Laman

Thursday, September 16, 2010

Pertanyaan joni, Jawaban Airlangga

Kawanku si Joni menuangkan satu banjur air kopi ke dalam cangkirku. Ia bertanya, "Apa kabar dengan agamamu, Airlangga?"

Pertanyaan Joni mampu menggunting alam semesta jadi lima sobekan. Aku mengerutkan alisku sendiri ketika kamu tanyakan itu, Joni. Bahkan tiba-tiba kopi dalam cangkirku perlahan makin sedingin es batu. Mengapa ia tak bertanya padaku, "berapa THR-mu?" atau "bagaimana mudikmu kemarin?"

Aku perlu memilir-milir kumisku jika aku punya kumis. Aku bingung. Joni menanyakan hal itu seakan dia diutus Tuhan untuk menohok aku dengan pecah-pecahan beling jikalau cangkir ini aku banting ke tanah.
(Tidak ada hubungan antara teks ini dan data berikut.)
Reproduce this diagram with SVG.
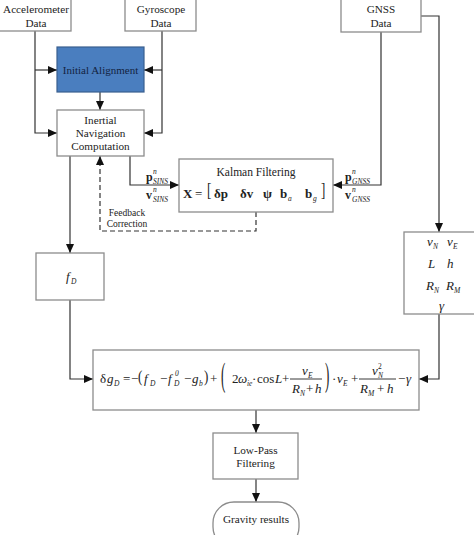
<svg xmlns="http://www.w3.org/2000/svg" width="474" height="535" viewBox="0 0 474 535">
<defs>
<style>
text{font-family:"Liberation Serif","Times New Roman",serif;fill:#222;}
.lbl{font-size:11.2px;text-anchor:middle;}
.box{fill:#fff;stroke:#8c8c8c;stroke-width:1.3;}
.ln{fill:none;stroke:#333;stroke-width:1.2;}
.dash{fill:none;stroke:#333;stroke-width:1.2;stroke-dasharray:5,3;}
.m{font-size:13px;}
.i{font-style:italic;}
.b{font-weight:bold;}
.s{font-size:7.5px;font-style:italic;}
</style>
<marker id="ah" markerWidth="9" markerHeight="8" refX="9" refY="4" orient="auto" markerUnits="userSpaceOnUse"><path d="M0,0 L9,4 L0,8 z" fill="#111"/></marker>
</defs>
<rect width="474" height="535" fill="#fff"/>

<g id="connectors">
<path class="ln" d="M35,31 V133 H57" marker-end="url(#ah)"/>
<path class="ln" d="M35,70 H57" marker-end="url(#ah)"/>
<path class="ln" d="M162,31 V133 H144" marker-end="url(#ah)"/>
<path class="ln" d="M162,70 H144" marker-end="url(#ah)"/>
<path class="ln" d="M100,92 V110" marker-end="url(#ah)"/>
<path class="ln" d="M70,156 V253" marker-end="url(#ah)"/>
<path class="ln" d="M130,156 V185 H179" marker-end="url(#ah)"/>
<path class="ln" d="M381,32 V185 H333" marker-end="url(#ah)"/>
<path class="dash" d="M256,212 V231 H100 V156" marker-end="url(#ah)"/>
<path class="ln" d="M421,16 H439 V232" marker-end="url(#ah)"/>
<path class="ln" d="M439,314 V379 H419" marker-end="url(#ah)"/>
<path class="ln" d="M70,300 V379 H93" marker-end="url(#ah)"/>
<path class="ln" d="M256,410 V433" marker-end="url(#ah)"/>
<path class="ln" d="M256,479 V502" marker-end="url(#ah)"/>
</g>

<g id="accelerometer">
<rect class="box" x="-1" y="-10" width="72" height="41"/>
<text class="lbl" x="36" y="13">Accelerometer</text>
<text class="lbl" x="36" y="27">Data</text>
</g>

<g id="gyroscope">
<rect class="box" x="125" y="-10" width="71" height="41"/>
<text class="lbl" x="161" y="13">Gyroscope</text>
<text class="lbl" x="161" y="27">Data</text>
</g>

<g id="gnss">
<rect class="box" x="341" y="-10" width="80" height="42"/>
<text class="lbl" x="381" y="13">GNSS</text>
<text class="lbl" x="381" y="27">Data</text>
</g>

<g id="initial-alignment">
<rect x="57" y="47" width="87" height="45" fill="#4a7ebf" stroke="#3a5f8f" stroke-width="1.2"/>
<text class="lbl" x="100.5" y="74" style="font-size:11px;fill:#13233f">Initial Alignment</text>
</g>

<g id="inertial-navigation">
<rect class="box" x="57" y="110" width="87" height="46"/>
<text class="lbl" x="100.5" y="124">Inertial</text>
<text class="lbl" x="100.5" y="137">Navigation</text>
<text class="lbl" x="100.5" y="150">Computation</text>
</g>

<g id="sins-labels">
<text class="b" x="146" y="181" font-size="12">p</text>
<text class="s" x="153" y="174">n</text>
<text class="s" x="153" y="184">SINS</text>
<text class="b" x="146" y="199" font-size="12">v</text>
<text class="s" x="153" y="192">n</text>
<text class="s" x="153" y="202">SINS</text>
</g>

<g id="gnss-labels">
<text class="b" x="345" y="181" font-size="12">p</text>
<text class="s" x="352" y="174">n</text>
<text class="s" x="352" y="184">GNSS</text>
<text class="b" x="345" y="199" font-size="12">v</text>
<text class="s" x="352" y="192">n</text>
<text class="s" x="352" y="202">GNSS</text>
</g>

<g id="kalman">
<rect class="box" x="179" y="159" width="154" height="53"/>
<text class="lbl" x="256" y="176" style="font-size:11.5px">Kalman Filtering</text>
<text class="m b" x="183" y="198">X</text>
<text class="m" x="195" y="198">=</text>
<text class="m" transform="translate(207,196) scale(1,1.45)">[</text>
<text class="m b" x="214" y="198">δp</text>
<text class="m b" x="240" y="198">δv</text>
<text class="m b" x="263" y="198">ψ</text>
<text class="m b" x="280" y="198">b</text>
<text class="s" x="288" y="201">a</text>
<text class="m b" x="305" y="198">b</text>
<text class="s" x="313" y="201">g</text>
<text class="m" transform="translate(321,196) scale(1,1.45)">]</text>
</g>

<g id="feedback-label">
<text x="127" y="216" style="font-size:9.5px;text-anchor:middle">Feedback</text>
<text x="127" y="227" style="font-size:9.5px;text-anchor:middle">Correction</text>
</g>

<g id="fD">
<rect class="box" x="36" y="253" width="68" height="47"/>
<text class="m i" x="66" y="281">f</text>
<text class="s" x="71" y="284">D</text>
</g>

<g id="gnss-params">
<rect class="box" x="404" y="232" width="72" height="82"/>
<text class="m i" x="427" y="246">v</text><text class="s" x="433" y="249">N</text>
<text class="m i" x="447" y="246">v</text><text class="s" x="453" y="249">E</text>
<text class="m i" x="428" y="268">L</text>
<text class="m i" x="447" y="268">h</text>
<text class="m i" x="426" y="290">R</text><text class="s" x="434" y="293">N</text>
<text class="m i" x="446" y="290">R</text><text class="s" x="454" y="293">M</text>
<text class="m i" x="439" y="310">γ</text>
</g>

<g id="gravity-formula">
<rect class="box" x="93" y="350" width="326" height="60"/>
<text class="m" x="100" y="383">δ</text>
<text class="m i" x="107" y="383">g</text>
<text class="s" x="114" y="386">D</text>
<text class="m" x="123" y="383">=</text>
<text class="m" x="131" y="383">−</text>
<text class="m" transform="translate(138,382) scale(1,1.35)">(</text>
<text class="m i" x="144" y="383">f</text>
<text class="s" x="150" y="386">D</text>
<text class="m" x="160" y="383">−</text>
<text class="m i" x="168" y="383">f</text>
<text class="s" x="174" y="386">D</text>
<text class="s" x="175" y="376">0</text>
<text class="m" x="184" y="383">−</text>
<text class="m i" x="192" y="383">g</text>
<text class="s" x="199" y="386">b</text>
<text class="m" transform="translate(204,382) scale(1,1.35)">)</text>
<text class="m" x="210" y="383">+</text>
<text class="m" transform="translate(221,386) scale(1,2.6)">(</text>
<text class="m" x="232" y="383">2</text>
<text class="m i" x="238" y="383">ω</text>
<text class="s" x="247" y="386">ie</text>
<text class="m" x="252" y="383">·</text>
<text class="m" x="257" y="383">cos</text>
<text class="m i" x="275" y="383">L</text>
<text class="m" x="282" y="383">+</text>
<line x1="290" y1="379" x2="322" y2="379" stroke="#222" stroke-width="0.9"/>
<text class="m i" x="302" y="375">v</text><text class="s" x="308" y="378">E</text>
<text class="m i" x="292" y="393">R</text><text class="s" x="300" y="396">N</text>
<text class="m" x="306" y="393">+</text>
<text class="m i" x="315" y="393">h</text>
<text class="m" transform="translate(325,386) scale(1,2.6)">)</text>
<text class="m" x="332" y="383">·</text>
<text class="m i" x="337" y="383">v</text>
<text class="s" x="343" y="386">E</text>
<text class="m" x="351" y="383">+</text>
<line x1="359" y1="379" x2="396" y2="379" stroke="#222" stroke-width="0.9"/>
<text class="m i" x="372" y="375">v</text><text class="s" x="378" y="378">N</text><text class="s" x="378" y="369" style="font-style:normal">2</text>
<text class="m i" x="360" y="393">R</text><text class="s" x="368" y="396">M</text>
<text class="m" x="377" y="393">+</text>
<text class="m i" x="387" y="393">h</text>
<text class="m" x="398" y="383">−</text>
<text class="m i" x="406" y="383">γ</text>
</g>

<g id="low-pass">
<rect class="box" x="213" y="433" width="85" height="46"/>
<text class="lbl" x="255.5" y="454">Low-Pass</text>
<text class="lbl" x="255.5" y="467">Filtering</text>
</g>

<g id="gravity-results">
<rect class="box" x="213" y="502" width="86" height="46" rx="21" ry="21"/>
<text class="lbl" x="256" y="523">Gravity results</text>
</g>
</svg>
Seakan-akan Joni mengingatkan aku akan identitas keyakinan murni yang dipaku pada dadaku dari lahir.

Lebaran baru saja tiba kemarin, ketika semabrut senja dengan warna-warni yang merekah pada alam raya telah mengantar setiap waktu pulang kepada arlojinya masing-masing. Lebaran telah digembor-gembor umat sekalian untuk dijamu ke dalam pertemuan paling bersahaja dalam satu atap penuh senyum dan sekotak maaf yang bungkusnya syahdu; hadiah Tuhan atas tiga puluh hari yang sudah kita rekati bersama terik siang yang membikin dahaga buta, lapar yang menusuk-nusuk perut saat lelah, amarah yang ingin digamblang saat emosi disembunyikan dalam kepala, atau nafsu yang ingin dipanen di belakang otak sehat. Lebaran telah mengantar koper-koper kepada ladang piknik di mana semua rindu dibayar mahal oleh pohon yang buahnya mekar-mekar; silaturahmi.

Tapi, aku tidak merasakan lebaran sebagaimana yang telah kutulis di atas tadi. Hambar. Kawan-kawanku merasa sedih dan berat hati lebaran sudah usai. Bulan purnama sudah muram kembali,katanya.

Namun, bagiku, ketika lebaran usai, ya usai. Tunggu tahun depan.

Balik ke pertanyaan Joni. Pertanyaan Joni memojokkan aku pada ujung titik di mana panjang ruangan hati kami berakhir. Titik selanjutnya adalah jurang. Sekali saja Joni bertanya ulang tentang hal itu, maka aku akan terdorong jatuh ke dalam jurang hatiku sendiri. Karena aku tidak ingin jatuh ke dalam jurang, aku jawab saja ia secepat mungkin, sebisa mungkin. Bibirku bergetar beberapa frekuensi setiap detik.

Dengan jujur, aku jawab,

"Agamaku sudah aku taruh. Sudah aku lipat di bawah kopiah dan sarungku. Lebaran sudah usai, bukan?"

Joni menyemburkan secangkir kopinya pada wajahku, "Airlangga seorang munafik!"